=== Material provided ===
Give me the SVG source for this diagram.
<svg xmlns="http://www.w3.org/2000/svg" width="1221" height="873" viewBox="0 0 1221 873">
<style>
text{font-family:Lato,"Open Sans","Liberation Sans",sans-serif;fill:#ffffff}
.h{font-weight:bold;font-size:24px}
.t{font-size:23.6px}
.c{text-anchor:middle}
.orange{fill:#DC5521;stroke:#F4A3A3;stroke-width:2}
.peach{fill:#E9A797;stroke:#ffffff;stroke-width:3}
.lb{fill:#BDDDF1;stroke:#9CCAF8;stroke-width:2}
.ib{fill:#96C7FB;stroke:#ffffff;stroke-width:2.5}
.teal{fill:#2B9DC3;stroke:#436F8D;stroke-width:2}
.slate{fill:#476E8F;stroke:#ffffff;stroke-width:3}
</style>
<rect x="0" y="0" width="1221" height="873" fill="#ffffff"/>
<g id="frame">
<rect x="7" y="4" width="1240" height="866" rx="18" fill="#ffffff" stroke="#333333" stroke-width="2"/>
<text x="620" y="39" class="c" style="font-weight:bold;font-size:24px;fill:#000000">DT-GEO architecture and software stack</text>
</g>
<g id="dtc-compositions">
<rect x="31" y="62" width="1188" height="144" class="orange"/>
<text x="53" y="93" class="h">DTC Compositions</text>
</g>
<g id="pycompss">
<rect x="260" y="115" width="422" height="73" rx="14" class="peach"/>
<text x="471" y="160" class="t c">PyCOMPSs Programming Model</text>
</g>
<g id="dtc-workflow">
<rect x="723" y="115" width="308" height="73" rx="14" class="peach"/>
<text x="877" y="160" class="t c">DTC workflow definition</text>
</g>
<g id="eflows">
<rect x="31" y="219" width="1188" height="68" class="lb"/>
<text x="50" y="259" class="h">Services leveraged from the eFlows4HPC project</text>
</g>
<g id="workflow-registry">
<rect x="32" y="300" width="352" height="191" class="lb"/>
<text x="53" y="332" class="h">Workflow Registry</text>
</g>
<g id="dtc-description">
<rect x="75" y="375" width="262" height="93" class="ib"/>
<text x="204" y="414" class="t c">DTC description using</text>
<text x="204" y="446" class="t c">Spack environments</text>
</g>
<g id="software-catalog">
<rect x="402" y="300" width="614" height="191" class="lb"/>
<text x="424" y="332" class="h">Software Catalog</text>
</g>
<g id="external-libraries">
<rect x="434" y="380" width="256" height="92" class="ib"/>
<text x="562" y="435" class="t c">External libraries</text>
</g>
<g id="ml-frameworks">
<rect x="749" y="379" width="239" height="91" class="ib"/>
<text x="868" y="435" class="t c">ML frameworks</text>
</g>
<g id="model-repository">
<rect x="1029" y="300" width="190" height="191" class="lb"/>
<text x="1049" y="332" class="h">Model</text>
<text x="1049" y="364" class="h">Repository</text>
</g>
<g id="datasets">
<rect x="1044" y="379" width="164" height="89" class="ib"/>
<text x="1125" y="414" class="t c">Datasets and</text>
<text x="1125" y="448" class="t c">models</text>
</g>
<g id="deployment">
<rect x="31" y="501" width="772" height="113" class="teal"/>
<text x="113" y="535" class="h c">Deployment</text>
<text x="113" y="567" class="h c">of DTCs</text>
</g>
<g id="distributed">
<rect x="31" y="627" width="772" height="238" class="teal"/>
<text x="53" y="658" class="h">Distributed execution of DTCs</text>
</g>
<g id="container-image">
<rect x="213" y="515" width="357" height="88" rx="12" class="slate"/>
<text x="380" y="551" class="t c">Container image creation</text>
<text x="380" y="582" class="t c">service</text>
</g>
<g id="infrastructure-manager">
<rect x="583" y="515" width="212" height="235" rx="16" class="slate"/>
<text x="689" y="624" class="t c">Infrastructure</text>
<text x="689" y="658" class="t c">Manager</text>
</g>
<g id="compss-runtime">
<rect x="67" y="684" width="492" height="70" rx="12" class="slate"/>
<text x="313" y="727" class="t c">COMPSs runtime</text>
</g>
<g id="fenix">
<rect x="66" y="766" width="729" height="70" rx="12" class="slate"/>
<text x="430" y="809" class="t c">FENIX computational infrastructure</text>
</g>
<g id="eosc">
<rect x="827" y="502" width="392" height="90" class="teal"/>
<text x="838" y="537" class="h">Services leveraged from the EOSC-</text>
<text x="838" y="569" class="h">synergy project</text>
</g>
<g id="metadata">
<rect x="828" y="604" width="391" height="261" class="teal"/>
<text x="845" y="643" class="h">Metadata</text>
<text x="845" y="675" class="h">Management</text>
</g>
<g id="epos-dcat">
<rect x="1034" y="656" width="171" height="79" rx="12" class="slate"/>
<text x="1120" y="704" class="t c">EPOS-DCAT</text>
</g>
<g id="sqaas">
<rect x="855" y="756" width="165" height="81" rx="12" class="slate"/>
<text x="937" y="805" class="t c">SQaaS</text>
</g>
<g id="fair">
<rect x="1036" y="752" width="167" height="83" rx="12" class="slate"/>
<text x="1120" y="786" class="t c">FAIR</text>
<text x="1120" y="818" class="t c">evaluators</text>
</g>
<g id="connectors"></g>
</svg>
--
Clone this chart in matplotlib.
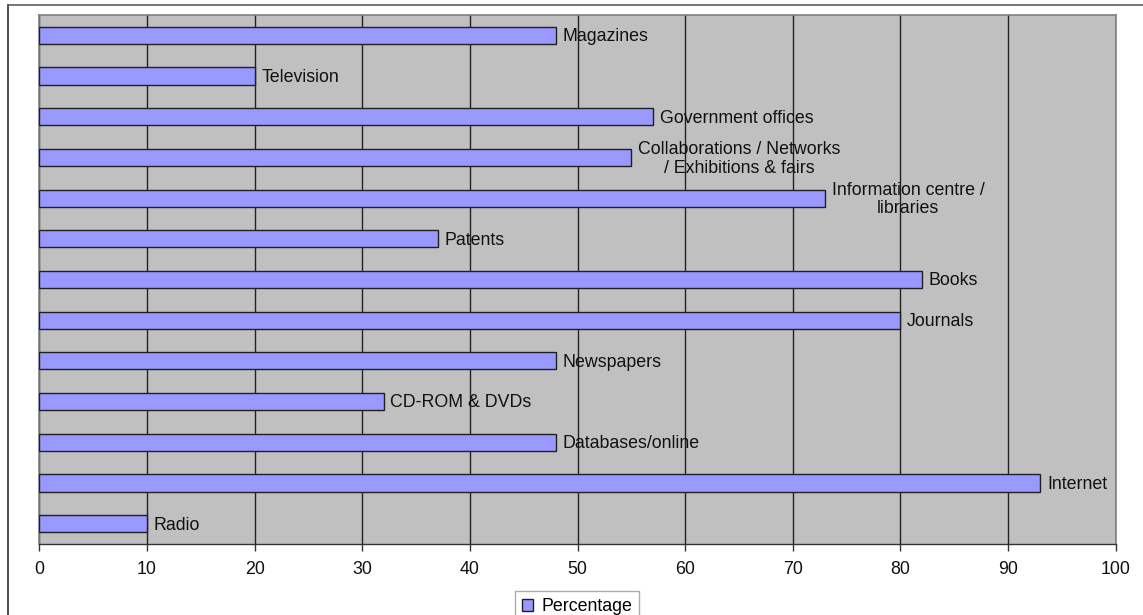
* * *
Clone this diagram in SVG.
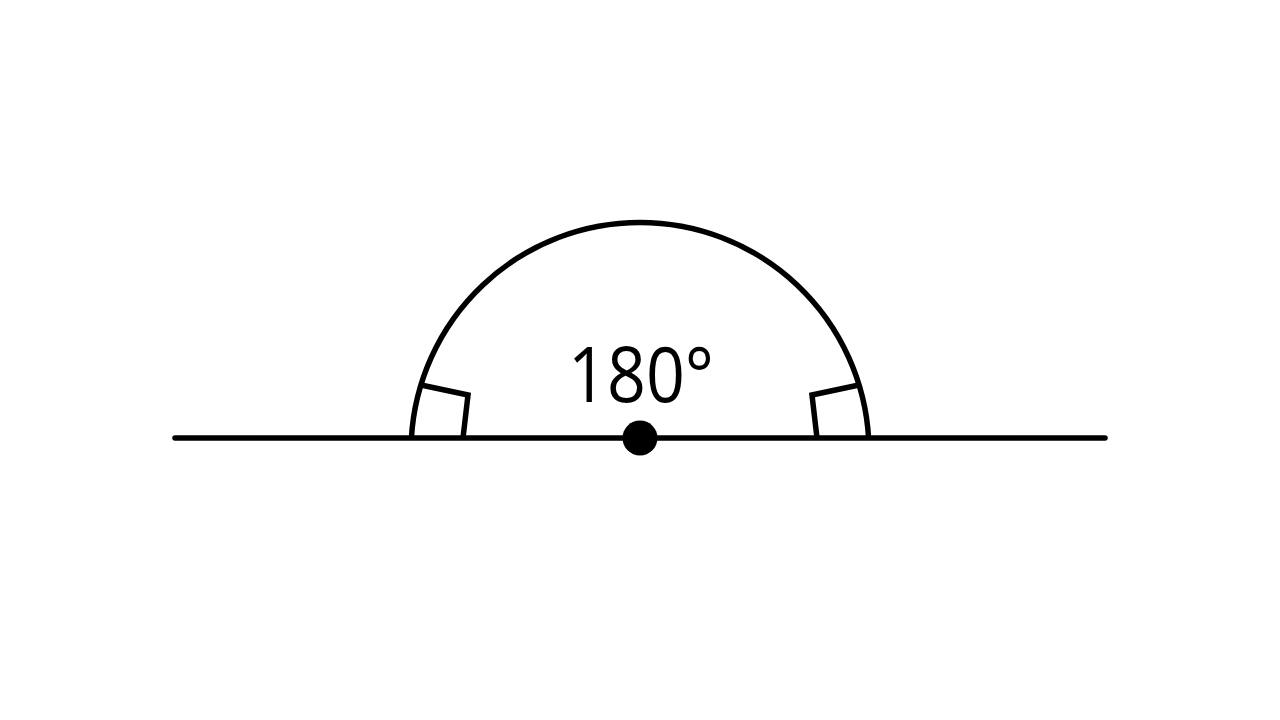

=== Job ===
Locate all lines in the listing above with the word "Clone". Copy them.

=== Solution ===
Clone this chart in matplotlib.
Clone this diagram in SVG.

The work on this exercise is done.